A land use agreement should spell out exactly what triggers termination and what process must be followed. Vague termination language invites litigation from both sides.
Well-drafted agreements include a cure period: a window of time after written notice of a violation during which the defaulting party can fix the problem before termination kicks in. For monetary defaults like missed payments, cure periods are often 10 days. For non-monetary breaches like unauthorized use or failure to maintain insurance, 30 days is standard. If the breach genuinely can’t be corrected in 30 days, some agreements extend the deadline as long as the party is actively working on a fix. Without a cure period, you’re left arguing in court about whether termination was premature.
Beyond the agreement itself, budget for several related expenses. Attorney fees for drafting or reviewing a land use agreement typically range from a few hundred dollars for a simple document to several thousand for a complex easement with multiple parties, environmental restrictions, or tax implications.

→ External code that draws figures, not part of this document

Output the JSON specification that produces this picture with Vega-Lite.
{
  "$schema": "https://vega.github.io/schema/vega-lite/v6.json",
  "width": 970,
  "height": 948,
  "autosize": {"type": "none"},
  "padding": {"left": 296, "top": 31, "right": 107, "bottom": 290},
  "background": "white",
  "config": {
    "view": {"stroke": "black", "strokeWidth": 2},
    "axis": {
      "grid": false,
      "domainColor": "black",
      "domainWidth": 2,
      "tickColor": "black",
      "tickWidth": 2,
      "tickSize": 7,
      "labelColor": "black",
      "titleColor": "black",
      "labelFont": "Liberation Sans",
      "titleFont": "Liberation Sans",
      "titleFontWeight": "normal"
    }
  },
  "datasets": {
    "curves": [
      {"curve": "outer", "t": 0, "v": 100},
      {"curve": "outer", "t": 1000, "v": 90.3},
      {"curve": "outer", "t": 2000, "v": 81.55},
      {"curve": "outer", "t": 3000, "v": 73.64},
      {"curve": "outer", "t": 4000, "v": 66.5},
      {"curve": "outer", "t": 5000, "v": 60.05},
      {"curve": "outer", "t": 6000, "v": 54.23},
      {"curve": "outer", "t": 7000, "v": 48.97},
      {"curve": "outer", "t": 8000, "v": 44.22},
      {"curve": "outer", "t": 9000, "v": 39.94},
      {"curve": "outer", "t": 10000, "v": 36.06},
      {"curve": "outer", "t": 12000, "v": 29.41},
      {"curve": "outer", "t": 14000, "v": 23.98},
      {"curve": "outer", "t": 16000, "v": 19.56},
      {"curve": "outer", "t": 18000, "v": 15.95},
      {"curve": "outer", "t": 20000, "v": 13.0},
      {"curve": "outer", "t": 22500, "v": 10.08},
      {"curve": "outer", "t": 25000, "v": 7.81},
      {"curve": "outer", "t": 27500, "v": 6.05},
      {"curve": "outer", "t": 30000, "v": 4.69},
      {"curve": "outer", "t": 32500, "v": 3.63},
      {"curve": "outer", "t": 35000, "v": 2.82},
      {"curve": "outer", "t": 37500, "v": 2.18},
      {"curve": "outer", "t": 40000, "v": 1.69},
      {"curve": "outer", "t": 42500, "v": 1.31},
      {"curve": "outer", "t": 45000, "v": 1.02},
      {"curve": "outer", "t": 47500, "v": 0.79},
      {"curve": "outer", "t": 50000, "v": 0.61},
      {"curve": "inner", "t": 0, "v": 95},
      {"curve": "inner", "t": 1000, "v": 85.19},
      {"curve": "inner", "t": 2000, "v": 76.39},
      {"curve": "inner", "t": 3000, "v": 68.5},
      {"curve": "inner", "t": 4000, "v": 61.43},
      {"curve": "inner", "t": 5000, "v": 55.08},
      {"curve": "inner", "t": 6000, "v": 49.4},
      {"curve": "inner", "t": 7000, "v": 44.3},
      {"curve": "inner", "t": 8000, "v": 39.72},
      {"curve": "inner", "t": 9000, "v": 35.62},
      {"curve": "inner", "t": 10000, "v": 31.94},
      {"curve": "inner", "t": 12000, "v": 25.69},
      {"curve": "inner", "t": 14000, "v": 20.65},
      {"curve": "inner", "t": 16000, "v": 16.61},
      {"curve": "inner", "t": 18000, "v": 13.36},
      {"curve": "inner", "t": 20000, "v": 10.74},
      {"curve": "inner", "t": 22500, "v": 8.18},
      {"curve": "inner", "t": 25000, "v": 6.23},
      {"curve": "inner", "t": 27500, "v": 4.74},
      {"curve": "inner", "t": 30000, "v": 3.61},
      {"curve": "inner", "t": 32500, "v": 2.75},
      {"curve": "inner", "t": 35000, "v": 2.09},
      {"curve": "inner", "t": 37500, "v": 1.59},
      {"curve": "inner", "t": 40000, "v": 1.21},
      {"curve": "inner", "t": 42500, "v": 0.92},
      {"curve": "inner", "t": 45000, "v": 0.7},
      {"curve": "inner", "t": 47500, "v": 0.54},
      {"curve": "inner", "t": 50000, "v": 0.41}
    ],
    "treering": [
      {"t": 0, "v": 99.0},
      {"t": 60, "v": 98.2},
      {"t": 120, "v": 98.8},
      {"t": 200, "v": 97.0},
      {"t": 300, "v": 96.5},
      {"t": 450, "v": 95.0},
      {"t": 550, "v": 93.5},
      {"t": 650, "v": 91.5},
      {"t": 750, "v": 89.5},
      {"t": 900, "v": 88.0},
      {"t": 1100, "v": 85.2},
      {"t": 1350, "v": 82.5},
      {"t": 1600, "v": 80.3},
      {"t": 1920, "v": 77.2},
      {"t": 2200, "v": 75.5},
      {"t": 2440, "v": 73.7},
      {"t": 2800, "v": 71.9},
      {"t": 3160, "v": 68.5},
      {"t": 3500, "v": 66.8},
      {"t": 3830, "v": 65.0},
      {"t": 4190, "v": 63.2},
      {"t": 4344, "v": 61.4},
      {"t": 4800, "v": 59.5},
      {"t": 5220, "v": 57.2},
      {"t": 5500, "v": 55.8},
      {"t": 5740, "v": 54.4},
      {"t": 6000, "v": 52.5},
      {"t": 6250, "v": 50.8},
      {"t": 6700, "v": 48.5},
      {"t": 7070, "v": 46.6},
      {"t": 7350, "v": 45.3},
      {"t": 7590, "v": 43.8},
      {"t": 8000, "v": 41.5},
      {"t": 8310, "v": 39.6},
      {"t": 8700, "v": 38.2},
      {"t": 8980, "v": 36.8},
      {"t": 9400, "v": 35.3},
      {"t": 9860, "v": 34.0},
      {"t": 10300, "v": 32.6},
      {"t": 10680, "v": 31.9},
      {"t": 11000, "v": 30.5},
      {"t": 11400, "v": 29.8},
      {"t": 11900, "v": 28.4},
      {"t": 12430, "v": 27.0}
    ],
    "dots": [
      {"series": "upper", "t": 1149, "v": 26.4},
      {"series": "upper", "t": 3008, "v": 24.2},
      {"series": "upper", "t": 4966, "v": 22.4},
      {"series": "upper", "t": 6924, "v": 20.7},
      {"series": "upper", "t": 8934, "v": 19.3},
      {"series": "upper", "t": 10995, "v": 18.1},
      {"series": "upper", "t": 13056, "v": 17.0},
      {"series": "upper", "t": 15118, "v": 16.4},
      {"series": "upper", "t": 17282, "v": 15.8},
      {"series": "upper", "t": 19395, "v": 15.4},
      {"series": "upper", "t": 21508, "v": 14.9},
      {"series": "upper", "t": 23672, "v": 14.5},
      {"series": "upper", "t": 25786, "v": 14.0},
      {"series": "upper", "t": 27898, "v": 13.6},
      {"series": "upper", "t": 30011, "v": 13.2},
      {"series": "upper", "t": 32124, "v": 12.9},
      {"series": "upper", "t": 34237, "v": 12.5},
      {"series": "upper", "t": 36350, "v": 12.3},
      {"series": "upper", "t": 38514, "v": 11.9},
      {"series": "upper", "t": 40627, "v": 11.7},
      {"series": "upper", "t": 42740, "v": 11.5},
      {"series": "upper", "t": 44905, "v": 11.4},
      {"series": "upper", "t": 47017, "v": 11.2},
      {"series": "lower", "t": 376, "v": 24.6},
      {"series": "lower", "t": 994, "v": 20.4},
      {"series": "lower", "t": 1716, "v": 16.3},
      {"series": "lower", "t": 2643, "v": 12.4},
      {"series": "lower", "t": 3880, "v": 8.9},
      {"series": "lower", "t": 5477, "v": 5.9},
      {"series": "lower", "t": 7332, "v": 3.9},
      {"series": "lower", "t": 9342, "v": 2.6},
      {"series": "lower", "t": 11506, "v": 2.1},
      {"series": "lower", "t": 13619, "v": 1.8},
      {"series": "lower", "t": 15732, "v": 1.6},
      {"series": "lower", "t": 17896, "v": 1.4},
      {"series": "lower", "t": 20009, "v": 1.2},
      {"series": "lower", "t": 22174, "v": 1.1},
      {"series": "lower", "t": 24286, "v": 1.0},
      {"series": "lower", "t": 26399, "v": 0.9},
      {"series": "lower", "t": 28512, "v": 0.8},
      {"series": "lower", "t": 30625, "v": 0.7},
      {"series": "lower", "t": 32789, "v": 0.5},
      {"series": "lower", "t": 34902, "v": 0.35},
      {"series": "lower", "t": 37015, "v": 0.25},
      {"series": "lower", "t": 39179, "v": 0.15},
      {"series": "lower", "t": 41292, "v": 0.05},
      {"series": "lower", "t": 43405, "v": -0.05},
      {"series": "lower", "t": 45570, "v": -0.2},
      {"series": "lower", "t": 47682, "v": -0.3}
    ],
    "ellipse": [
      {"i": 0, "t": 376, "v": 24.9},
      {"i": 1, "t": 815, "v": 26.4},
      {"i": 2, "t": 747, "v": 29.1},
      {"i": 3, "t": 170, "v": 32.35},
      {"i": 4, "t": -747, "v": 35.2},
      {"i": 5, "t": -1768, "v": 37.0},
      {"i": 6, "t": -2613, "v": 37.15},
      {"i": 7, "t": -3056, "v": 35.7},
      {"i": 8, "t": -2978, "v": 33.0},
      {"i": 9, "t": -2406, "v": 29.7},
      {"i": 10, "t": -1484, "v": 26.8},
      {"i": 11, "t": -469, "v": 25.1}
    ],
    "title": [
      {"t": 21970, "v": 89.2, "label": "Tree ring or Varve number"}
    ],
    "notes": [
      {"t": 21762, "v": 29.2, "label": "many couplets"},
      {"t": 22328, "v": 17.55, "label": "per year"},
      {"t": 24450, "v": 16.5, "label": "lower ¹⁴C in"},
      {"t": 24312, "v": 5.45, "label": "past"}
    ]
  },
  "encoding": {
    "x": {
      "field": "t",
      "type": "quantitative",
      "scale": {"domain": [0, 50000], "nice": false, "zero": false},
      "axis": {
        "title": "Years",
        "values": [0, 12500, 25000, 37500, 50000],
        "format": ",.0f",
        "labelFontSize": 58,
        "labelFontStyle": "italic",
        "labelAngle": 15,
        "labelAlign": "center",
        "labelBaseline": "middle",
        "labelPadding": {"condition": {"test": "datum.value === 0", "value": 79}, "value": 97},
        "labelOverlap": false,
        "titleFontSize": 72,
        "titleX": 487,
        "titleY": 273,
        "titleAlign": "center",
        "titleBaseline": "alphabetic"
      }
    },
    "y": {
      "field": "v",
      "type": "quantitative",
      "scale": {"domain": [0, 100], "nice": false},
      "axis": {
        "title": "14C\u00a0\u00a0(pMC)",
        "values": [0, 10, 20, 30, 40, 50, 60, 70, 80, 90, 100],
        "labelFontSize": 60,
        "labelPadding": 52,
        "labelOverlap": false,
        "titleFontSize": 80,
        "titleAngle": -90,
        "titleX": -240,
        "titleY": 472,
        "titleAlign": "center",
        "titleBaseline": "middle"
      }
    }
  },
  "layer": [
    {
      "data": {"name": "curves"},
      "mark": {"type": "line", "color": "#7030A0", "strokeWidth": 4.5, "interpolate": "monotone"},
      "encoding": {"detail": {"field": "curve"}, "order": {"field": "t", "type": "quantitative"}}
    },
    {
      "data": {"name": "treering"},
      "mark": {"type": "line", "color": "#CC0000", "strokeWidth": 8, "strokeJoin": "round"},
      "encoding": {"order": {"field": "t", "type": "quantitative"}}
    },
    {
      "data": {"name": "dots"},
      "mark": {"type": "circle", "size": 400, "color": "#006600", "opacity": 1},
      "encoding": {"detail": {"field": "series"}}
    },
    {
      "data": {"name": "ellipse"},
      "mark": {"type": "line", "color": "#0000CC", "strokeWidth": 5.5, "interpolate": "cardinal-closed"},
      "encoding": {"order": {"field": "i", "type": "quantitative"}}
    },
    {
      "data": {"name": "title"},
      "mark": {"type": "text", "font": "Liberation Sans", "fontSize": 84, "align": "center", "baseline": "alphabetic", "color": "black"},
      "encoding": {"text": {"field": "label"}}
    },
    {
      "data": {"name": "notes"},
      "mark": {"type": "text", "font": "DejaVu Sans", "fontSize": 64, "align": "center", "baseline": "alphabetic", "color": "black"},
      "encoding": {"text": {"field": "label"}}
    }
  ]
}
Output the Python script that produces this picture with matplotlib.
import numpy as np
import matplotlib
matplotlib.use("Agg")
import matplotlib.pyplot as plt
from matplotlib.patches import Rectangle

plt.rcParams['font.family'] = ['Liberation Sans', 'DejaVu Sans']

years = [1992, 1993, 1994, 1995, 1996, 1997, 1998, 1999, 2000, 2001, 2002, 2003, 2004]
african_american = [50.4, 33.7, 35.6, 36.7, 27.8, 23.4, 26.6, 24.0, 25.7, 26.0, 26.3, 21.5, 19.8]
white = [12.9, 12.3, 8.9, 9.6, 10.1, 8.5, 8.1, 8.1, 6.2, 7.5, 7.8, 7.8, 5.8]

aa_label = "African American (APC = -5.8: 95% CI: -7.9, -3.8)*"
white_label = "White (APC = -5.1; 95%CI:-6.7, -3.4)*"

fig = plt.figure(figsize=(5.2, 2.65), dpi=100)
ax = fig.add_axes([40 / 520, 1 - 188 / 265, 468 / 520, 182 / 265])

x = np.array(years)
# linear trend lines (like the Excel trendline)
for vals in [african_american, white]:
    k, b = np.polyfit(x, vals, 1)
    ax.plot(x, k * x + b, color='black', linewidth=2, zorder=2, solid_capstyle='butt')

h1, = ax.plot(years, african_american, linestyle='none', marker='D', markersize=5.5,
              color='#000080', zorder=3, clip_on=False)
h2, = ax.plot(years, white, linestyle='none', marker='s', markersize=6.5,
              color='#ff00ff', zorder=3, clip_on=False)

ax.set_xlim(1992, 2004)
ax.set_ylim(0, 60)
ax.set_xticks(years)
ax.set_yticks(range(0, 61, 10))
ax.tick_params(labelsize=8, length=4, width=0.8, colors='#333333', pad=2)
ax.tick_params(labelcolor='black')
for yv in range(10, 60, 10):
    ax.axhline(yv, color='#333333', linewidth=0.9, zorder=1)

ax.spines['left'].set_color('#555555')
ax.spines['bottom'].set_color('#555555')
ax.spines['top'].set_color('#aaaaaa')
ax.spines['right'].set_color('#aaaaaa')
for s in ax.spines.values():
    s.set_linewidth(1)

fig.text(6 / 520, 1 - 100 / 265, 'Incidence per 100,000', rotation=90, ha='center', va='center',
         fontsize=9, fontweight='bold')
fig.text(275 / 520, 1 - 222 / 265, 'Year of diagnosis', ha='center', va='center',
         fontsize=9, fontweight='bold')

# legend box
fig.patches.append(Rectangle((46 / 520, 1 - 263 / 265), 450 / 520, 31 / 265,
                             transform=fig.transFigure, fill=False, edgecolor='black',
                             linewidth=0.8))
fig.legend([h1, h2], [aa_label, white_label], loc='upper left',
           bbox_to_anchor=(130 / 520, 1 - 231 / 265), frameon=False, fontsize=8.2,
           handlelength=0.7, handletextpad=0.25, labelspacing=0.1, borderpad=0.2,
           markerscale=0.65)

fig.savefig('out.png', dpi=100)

A straightforward review of a template-based agreement generally costs less than drafting one from scratch.
Notarization runs $2 to $15 per signature in most states. Recording fees add $10 to $25 for the first page plus a few dollars per additional page. If the property is mortgaged and you need a subordination agreement, expect additional legal fees and potentially a processing fee from the lender. Conservation easements that will support a tax deduction also require a qualified appraisal, which is an additional cost that varies with the complexity and size of the property.
Skipping the attorney and using a free template can save money upfront, but ambiguous language in a land use agreement tends to cost far more to litigate than it would have cost to draft correctly. County clerk websites and legal document repositories offer standardized templates that work as a starting point, but having a real estate attorney review the final document before signing is worth the investment for any agreement that will be recorded against the title.